First and foremost, the council must ensure that the commission is honest in all its actions. With mere hours left to vote in the presidential elections, the commission sent e-mails to candidates stating that results would be delayed, because the election was “exceedingly close.” These e-mails may have sparked a flurry of last minute voting, but results indicated that Rohit Chopra ’04 had swamped opponents by a margin unprecedented in previous years’ elections. Clearly, then, the commission’s email was dishonest.

Besides being honest, the commission can better serve voters and candidates by taking on a higher profile role as a source of information during campaigns. The commission should inform voters of the logistics of voting, freeing up campaigns to take on more substantial platforms. Similarly, the commission should provide voters with basic candidate platform information. The commission could easily compile candidates’ stances on major campaign issues and publish them in some public domain accessible to all voters—the commission’s web site, for example. A single source of information on substantive issues could dramatically transform the nature of campaigns; with voters better informed, candidates could concentrate more energy on debating the issues, rather than garnering name recognition with meaningless fliers.

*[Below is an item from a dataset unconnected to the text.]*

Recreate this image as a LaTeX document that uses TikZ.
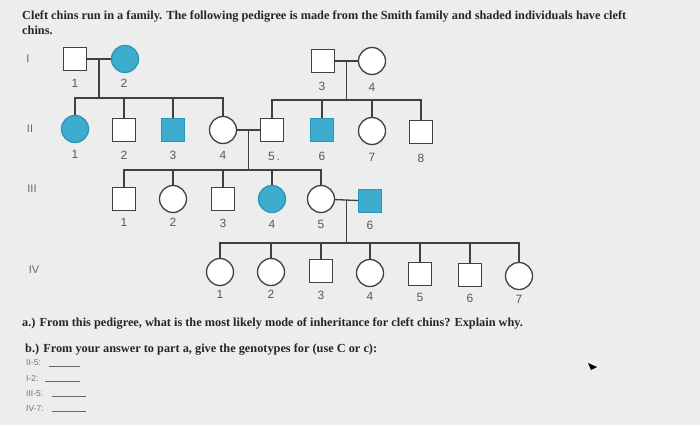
\documentclass[tikz,border=0pt]{standalone}
\usepackage{fontspec}
\setmainfont{Liberation Serif}
\newfontfamily\lab{Liberation Sans}
\definecolor{teal1}{RGB}{62,172,204}
\definecolor{teal2}{RGB}{40,150,185}
\begin{document}
\begin{tikzpicture}[x=1pt,y=-1pt,
  male/.style={draw=black!75,line width=1.3pt,minimum size=23pt,inner sep=0pt,fill=white},
  fem/.style={draw=black!75,line width=1.3pt,circle,minimum size=27pt,inner sep=0pt,fill=white},
  aff/.style={fill=teal1,draw=teal2},
  ln/.style={draw=black!75,line width=1.3pt},
  num/.style={font=\lab\fontsize{12}{12}\selectfont,text=black!65},
  gen/.style={font=\lab\fontsize{11}{11}\selectfont,text=black!60},
  txt/.style={font=\fontsize{12.3}{13}\selectfont,anchor=west,inner sep=0pt,text=black!85},
  small/.style={font=\lab\fontsize{8.5}{8.5}\selectfont,anchor=west,inner sep=0pt,text=black!55}]
\fill[black!7] (0,0) rectangle (700,425);
\useasboundingbox (0,0) rectangle (700,425);
\node[txt] (t1) at (22,17) {\textbf{Cleft chins run in a family. The following pedigree is made from the Smith family and shaded individuals have cleft}};
\node[txt] (t2) at (22,30) {\textbf{chins.}};
\node[gen] (g1) at (28,59) {I};
\node[gen] (g2) at (30,129) {II};
\node[gen] (g3) at (32,189) {III};
\node[gen] (g4) at (34,270) {IV};
% generation I
\node[male] (i1) at (75,59) {};
\node[fem,aff] (i2) at (125,59) {};
\node[male] (i3) at (323,61) {};
\node[fem] (i4) at (372,61) {};
% generation II
\node[fem,aff] (ii1) at (75,129) {};
\node[male] (ii2) at (124,130) {};
\node[male,aff] (ii3) at (173,130) {};
\node[fem] (ii4) at (223,130) {};
\node[male] (ii5) at (272,130) {};
\node[male,aff] (ii6) at (322,130) {};
\node[fem] (ii7) at (372,131) {};
\node[male] (ii8) at (421,132) {};
% generation III
\node[male] (iii1) at (124,199) {};
\node[fem] (iii2) at (173,199) {};
\node[male] (iii3) at (223,199) {};
\node[fem,aff] (iii4) at (272,199) {};
\node[fem] (iii5) at (321,199) {};
\node[male,aff] (iii6) at (370,201) {};
% generation IV
\node[fem] (iv1) at (220,272) {};
\node[fem] (iv2) at (271,272) {};
\node[male] (iv3) at (321,271) {};
\node[fem] (iv4) at (370,273) {};
\node[male] (iv5) at (420,274) {};
\node[male] (iv6) at (470,275) {};
\node[fem] (iv7) at (519,276) {};
% labels
\foreach \n/\t/\x/\y in {l1/1/75/83,l2/2/124/83,l3/3/322/86,l4/4/372/87,
  m1/1/75/154,m2/2/124/155,m3/3/173/155,m4/4/223/155,m5/{5\,.}/274/156,m6/6/322/156,m7/7/372/157,m8/8/421/158,
  n1/1/124/222,n2/2/173/222,n3/3/223/223,n4/4/272/224,n5/5/321/224,n6/6/370/225,
  o1/1/220/294,o2/2/271/294,o3/3/321/295,o4/4/370/296,o5/5/420/297,o6/6/470/298,o7/7/519/299}
  \node[num] (\n) at (\x,\y) {\t};
% matings
\draw[ln] (i1) -- (i2) coordinate[pos=.5] (ma);
\draw[ln] (i3) -- (i4) coordinate[pos=.5] (mb);
\draw[ln] (ii4) -- (ii5) coordinate[pos=.5] (mc);
\draw[ln] (iii5) -- (iii6) coordinate[pos=.5] (md);
% sibships
\draw[ln] (ma) -- ++(0,39) coordinate (sa);
\draw[ln] (ii1.north) |- (sa) -| (ii4.north);
\draw[ln] (ii2.north) -- (ii2.north |- sa);
\draw[ln] (ii3.north) -- (ii3.north |- sa);
\draw[ln] (mb) -- ++(0,39) coordinate (sb);
\draw[ln] (ii5.north) |- (sb) -| (ii8.north);
\draw[ln] (ii6.north) -- (ii6.north |- sb);
\draw[ln] (ii7.north) -- (ii7.north |- sb);
\draw[ln] (mc) -- ++(0,40) coordinate (sc);
\draw[ln] (iii1.north) |- (sc) -| (iii5.north);
\foreach \k in {iii2,iii3,iii4} \draw[ln] (\k.north) -- (\k.north |- sc);
\draw[ln] (md) -- ++(0,43) coordinate (sd);
\draw[ln] (iv1.north) |- (sd) -| (iv7.north);
\foreach \k in {iv2,iv3,iv4,iv5,iv6} \draw[ln] (\k.north) -- (\k.north |- sd);
% questions
\node[txt] (qa) at (22,324) {\textbf{a.) From this pedigree, what is the most likely mode of inheritance for cleft chins? Explain why.}};
\node[txt] (qb) at (25,350) {\textbf{b.) From your answer to part a, give the genotypes for (use C or c):}};
\node[small] (q1) at (26,363) {II-5:};
\node[small] (q2) at (26,379) {I-2:};
\node[small] (q3) at (26,394) {III-5:};
\node[small] (q4) at (26,409) {IV-7:};
\draw[black!60] (49,366) -- (80,366);
\draw[black!60] (45,381) -- (80,381);
\draw[black!60] (52,396) -- (86,396);
\draw[black!60] (52,411) -- (86,411);
\fill[black] (597,367) -- (588,363) -- (591,370) -- cycle;
\end{tikzpicture}
\end{document}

In addition to keeping voters informed, the commission must set ground rules for candidates well before campaigns are under way. The commission failed to do this in the December presidential elections: it penalized the campaign of David M. Darst ’04 for inappropriately gathering signatures, but the violation occurred before the commission’s rules had been finalized. The commission must publish the rules governing elections on its website early in the year so that they are readily available to candidates and the general public.

These fundamental changes in the role of the commission, however, do not alone ensure fairer elections for candidates and voters. The myriad of arbitrary campaign restrictions includes ridiculous creations that are subject to the interpretive whims of the commission, and they are in desperate need of change.

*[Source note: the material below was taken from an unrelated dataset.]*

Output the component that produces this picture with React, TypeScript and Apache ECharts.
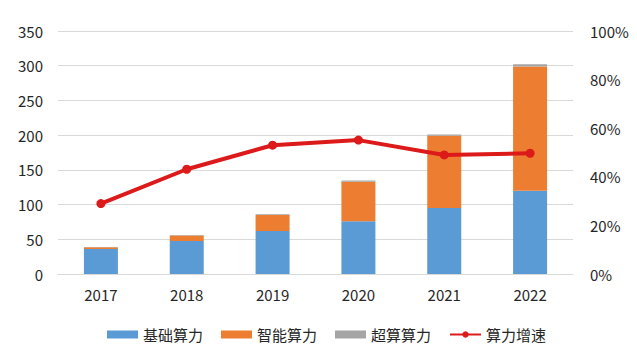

This fall, for example, Monteiro forbid candidates from communicating with the press before official campaigning began, based on an existing rule prohibiting “broadly public” candidacy statements. But council members were able to talk with the press about issues, so in effect, this restriction prevented outsider candidates from communicating with voters. All candidates should be free to announce their intentions whenever they see fit, and the council must revise its bylaws to give everyone this freedom, as well as eliminate the potential for future drastic reinterpretations.

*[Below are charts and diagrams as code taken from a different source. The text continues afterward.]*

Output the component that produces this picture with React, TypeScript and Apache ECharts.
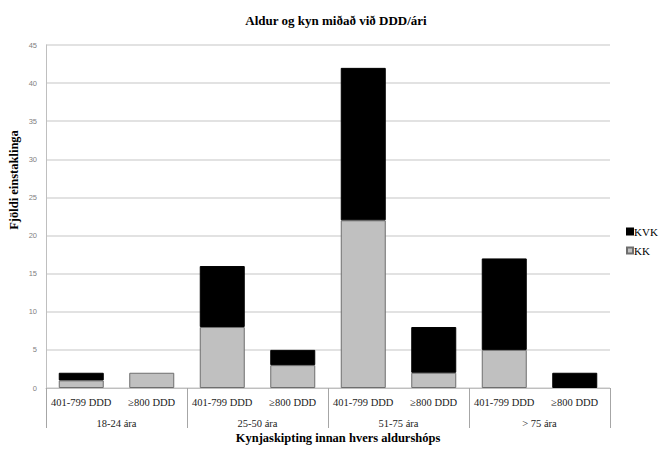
import React, { useEffect, useRef } from "react";
import * as echarts from "echarts";

const barLabels = ["401-799 DDD", "≥800 DDD", "401-799 DDD", "≥800 DDD", "401-799 DDD", "≥800 DDD", "401-799 DDD", "≥800 DDD"];
const groups = ["18-24 ára", "25-50 ára", "51-75 ára", "> 75 ára"];
const kk = [1, 2, 8, 3, 22, 2, 5, 0];
const kvk = [1, 0, 8, 2, 20, 6, 12, 2];
const yName = "Fjöldi einstaklinga";

const serif = "Liberation Serif";

export default function App() {
  const ref = useRef<HTMLDivElement>(null);
  useEffect(() => {
    const chart = echarts.init(ref.current!, undefined, { renderer: "svg" });
    chart.setOption({
      animation: false,
      backgroundColor: "#ffffff",
      textStyle: { fontFamily: serif },
      title: {
        text: "Aldur og kyn miðað við DDD/ári",
        left: 331,
        textAlign: "center",
        top: 9,
        textStyle: { fontFamily: serif, fontSize: 13, fontWeight: "bold", color: "#000" },
      },
      legend: {
        orient: "vertical",
        left: 621,
        top: 221,
        itemWidth: 6,
        itemHeight: 6,
        itemGap: 8,
        icon: "rect",
        data: ["KVK", "KK"],
        textStyle: { fontFamily: serif, fontSize: 11, color: "#000", padding: [0, 0, 0, -4] },
      },
      graphic: [
        {
          type: "text",
          x: 14,
          y: 180,
          rotation: Math.PI / 2,
          style: {
            text: yName,
            fontFamily: serif,
            fontSize: 12.5,
            fontWeight: "bold",
            fill: "#000",
            textAlign: "center",
            textVerticalAlign: "middle",
          },
        },
      ],
      grid: { left: 46, right: 53, top: 45, bottom: 62, containLabel: false },
      xAxis: [
        {
          type: "category",
          data: barLabels,
          position: "bottom",
          axisLine: { show: false },
          axisTick: { show: false },
          axisLabel: { margin: 9, fontFamily: serif, fontSize: 10.5, color: "#222", interval: 0 },
          name: "Kynjaskipting innan hvers aldurshóps",
          nameLocation: "middle",
          nameGap: 43,
          nameTextStyle: { fontFamily: serif, fontSize: 12.5, fontWeight: "bold", color: "#000", padding: [0, 0, 0, 20] },
        },
        {
          type: "category",
          data: groups,
          position: "bottom",
          axisLine: { show: true, lineStyle: { color: "#bfbfbf", width: 1 } },
          axisTick: { show: true, length: 40, lineStyle: { color: "#a6a6a6", width: 1 } },
          axisLabel: { margin: 30, fontFamily: serif, fontSize: 10.5, color: "#222" },
        },
      ],
      yAxis: {
        type: "value",
        min: 0,
        max: 45,
        interval: 5,
        axisLine: { show: true, lineStyle: { color: "#bfbfbf", width: 1 } },
        axisTick: { show: false },
        axisLabel: { fontFamily: "Liberation Sans", fontSize: 7.5, color: "#7f7f7f", margin: 9 },
        splitLine: { lineStyle: { color: "#d9d9d9", width: 1.5 } },
      },
      series: [
        {
          name: "KK",
          type: "bar",
          stack: "a",
          xAxisIndex: 0,
          data: kk.map((v) => (v === 0 ? null : v)),
          barWidth: 45,
          itemStyle: { color: "#c0c0c0", borderColor: "#6e6e6e", borderWidth: 1 },
        },
        {
          name: "KVK",
          type: "bar",
          stack: "a",
          xAxisIndex: 0,
          data: kvk.map((v) => (v === 0 ? null : v)),
          barWidth: 45,
          itemStyle: { color: "#000000", borderColor: "#000", borderWidth: 1 },
        },
      ],
    });
    return () => chart.dispose();
  }, []);
  return <div ref={ref} style={{ width: 663, height: 450, position: "absolute", left: 0, top: 0 }} />;
}
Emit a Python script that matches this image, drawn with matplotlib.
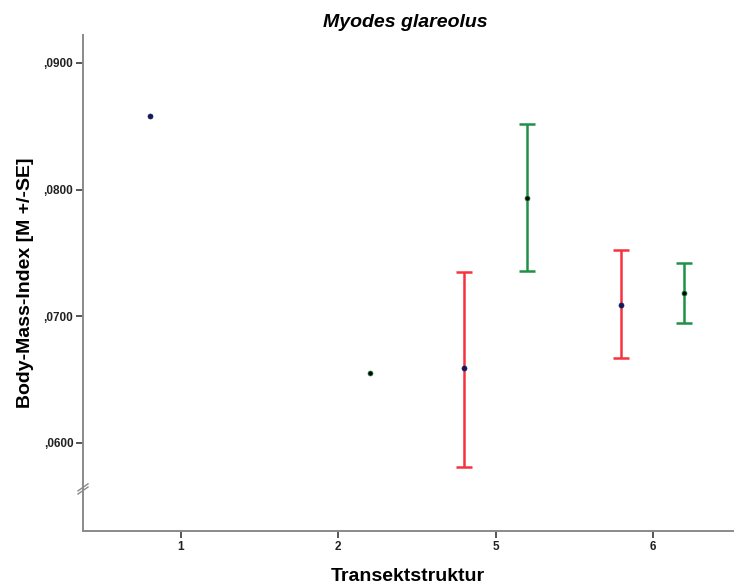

The council must also lift the ban on negative campaigning. Candidates should feel free to scrutinize one another’s platforms and council history, making for a more lively political debate. To this end, candidates should also have more time to campaign officially and more money to spend on these campaigns. Current restrictions consign candidates to pursuing quick and cheap strategies of name recognition such as saturating the campus with fliers. With changes to the bylaws, candidates could have more time and resources to tackle the issues that matter to voters.

Given these expansions in the role of commission and the scope of campaigns, the council must also give the commission sufficient time to do its job properly. Among other major failures the past year, former council president Sujean S. Lee ’03 and the council’s executive board appointed a commission only weeks before the start of elections—causing frustrating delays in voting and rushing Monteiro’s commission.

The abysmal circumstances surrounding elections this fall can be easily prevented in the future, with a little more foresight from council leadership, and with serious reevaluation of election bylaws. Reforms would set clearer and fairer guidelines for candidates and would provide voters with more vibrant and informative campaigns.